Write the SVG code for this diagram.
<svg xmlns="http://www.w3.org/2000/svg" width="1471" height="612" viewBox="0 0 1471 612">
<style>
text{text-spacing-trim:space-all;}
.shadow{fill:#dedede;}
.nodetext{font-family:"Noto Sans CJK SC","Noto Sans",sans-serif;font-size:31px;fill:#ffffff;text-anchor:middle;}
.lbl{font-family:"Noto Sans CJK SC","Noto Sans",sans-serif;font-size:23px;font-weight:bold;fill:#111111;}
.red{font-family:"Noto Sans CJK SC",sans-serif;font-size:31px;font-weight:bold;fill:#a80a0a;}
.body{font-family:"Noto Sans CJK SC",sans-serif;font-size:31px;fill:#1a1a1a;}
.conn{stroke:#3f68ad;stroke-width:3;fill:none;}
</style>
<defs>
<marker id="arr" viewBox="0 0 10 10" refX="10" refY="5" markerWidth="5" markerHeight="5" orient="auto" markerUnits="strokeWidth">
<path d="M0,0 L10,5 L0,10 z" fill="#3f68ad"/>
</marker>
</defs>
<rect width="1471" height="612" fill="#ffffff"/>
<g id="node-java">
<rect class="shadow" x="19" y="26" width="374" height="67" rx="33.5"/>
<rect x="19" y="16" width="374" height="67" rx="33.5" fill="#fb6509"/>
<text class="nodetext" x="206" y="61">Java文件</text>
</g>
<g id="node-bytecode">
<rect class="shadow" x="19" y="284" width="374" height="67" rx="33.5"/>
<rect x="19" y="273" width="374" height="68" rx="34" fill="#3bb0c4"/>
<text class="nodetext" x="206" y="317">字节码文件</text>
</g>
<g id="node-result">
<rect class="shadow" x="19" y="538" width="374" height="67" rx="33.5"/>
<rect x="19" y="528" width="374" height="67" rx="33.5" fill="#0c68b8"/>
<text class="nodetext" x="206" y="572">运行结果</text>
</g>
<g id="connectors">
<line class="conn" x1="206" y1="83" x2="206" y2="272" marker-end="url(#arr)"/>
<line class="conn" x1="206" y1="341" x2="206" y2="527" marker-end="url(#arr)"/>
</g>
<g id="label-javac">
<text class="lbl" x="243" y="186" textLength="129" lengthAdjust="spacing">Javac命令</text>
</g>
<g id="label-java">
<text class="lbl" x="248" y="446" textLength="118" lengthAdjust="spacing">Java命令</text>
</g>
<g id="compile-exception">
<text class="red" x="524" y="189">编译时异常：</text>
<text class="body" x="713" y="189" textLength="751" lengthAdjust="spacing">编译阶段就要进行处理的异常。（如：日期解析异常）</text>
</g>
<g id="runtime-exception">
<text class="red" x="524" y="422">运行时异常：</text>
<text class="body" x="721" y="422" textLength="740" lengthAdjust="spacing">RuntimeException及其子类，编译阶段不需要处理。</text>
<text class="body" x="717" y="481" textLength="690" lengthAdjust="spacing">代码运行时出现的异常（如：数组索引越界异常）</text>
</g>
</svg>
##########
Task prompt.
The listing above must be transcribed exactly, line by line.

Correct answer.
Write the SVG code for this diagram.
<svg xmlns="http://www.w3.org/2000/svg" width="1471" height="612" viewBox="0 0 1471 612">
<style>
text{text-spacing-trim:space-all;}
.shadow{fill:#dedede;}
.nodetext{font-family:"Noto Sans CJK SC","Noto Sans",sans-serif;font-size:31px;fill:#ffffff;text-anchor:middle;}
.lbl{font-family:"Noto Sans CJK SC","Noto Sans",sans-serif;font-size:23px;font-weight:bold;fill:#111111;}
.red{font-family:"Noto Sans CJK SC",sans-serif;font-size:31px;font-weight:bold;fill:#a80a0a;}
.body{font-family:"Noto Sans CJK SC",sans-serif;font-size:31px;fill:#1a1a1a;}
.conn{stroke:#3f68ad;stroke-width:3;fill:none;}
</style>
<defs>
<marker id="arr" viewBox="0 0 10 10" refX="10" refY="5" markerWidth="5" markerHeight="5" orient="auto" markerUnits="strokeWidth">
<path d="M0,0 L10,5 L0,10 z" fill="#3f68ad"/>
</marker>
</defs>
<rect width="1471" height="612" fill="#ffffff"/>
<g id="node-java">
<rect class="shadow" x="19" y="26" width="374" height="67" rx="33.5"/>
<rect x="19" y="16" width="374" height="67" rx="33.5" fill="#fb6509"/>
<text class="nodetext" x="206" y="61">Java文件</text>
</g>
<g id="node-bytecode">
<rect class="shadow" x="19" y="284" width="374" height="67" rx="33.5"/>
<rect x="19" y="273" width="374" height="68" rx="34" fill="#3bb0c4"/>
<text class="nodetext" x="206" y="317">字节码文件</text>
</g>
<g id="node-result">
<rect class="shadow" x="19" y="538" width="374" height="67" rx="33.5"/>
<rect x="19" y="528" width="374" height="67" rx="33.5" fill="#0c68b8"/>
<text class="nodetext" x="206" y="572">运行结果</text>
</g>
<g id="connectors">
<line class="conn" x1="206" y1="83" x2="206" y2="272" marker-end="url(#arr)"/>
<line class="conn" x1="206" y1="341" x2="206" y2="527" marker-end="url(#arr)"/>
</g>
<g id="label-javac">
<text class="lbl" x="243" y="186" textLength="129" lengthAdjust="spacing">Javac命令</text>
</g>
<g id="label-java">
<text class="lbl" x="248" y="446" textLength="118" lengthAdjust="spacing">Java命令</text>
</g>
<g id="compile-exception">
<text class="red" x="524" y="189">编译时异常：</text>
<text class="body" x="713" y="189" textLength="751" lengthAdjust="spacing">编译阶段就要进行处理的异常。（如：日期解析异常）</text>
</g>
<g id="runtime-exception">
<text class="red" x="524" y="422">运行时异常：</text>
<text class="body" x="721" y="422" textLength="740" lengthAdjust="spacing">RuntimeException及其子类，编译阶段不需要处理。</text>
<text class="body" x="717" y="481" textLength="690" lengthAdjust="spacing">代码运行时出现的异常（如：数组索引越界异常）</text>
</g>
</svg>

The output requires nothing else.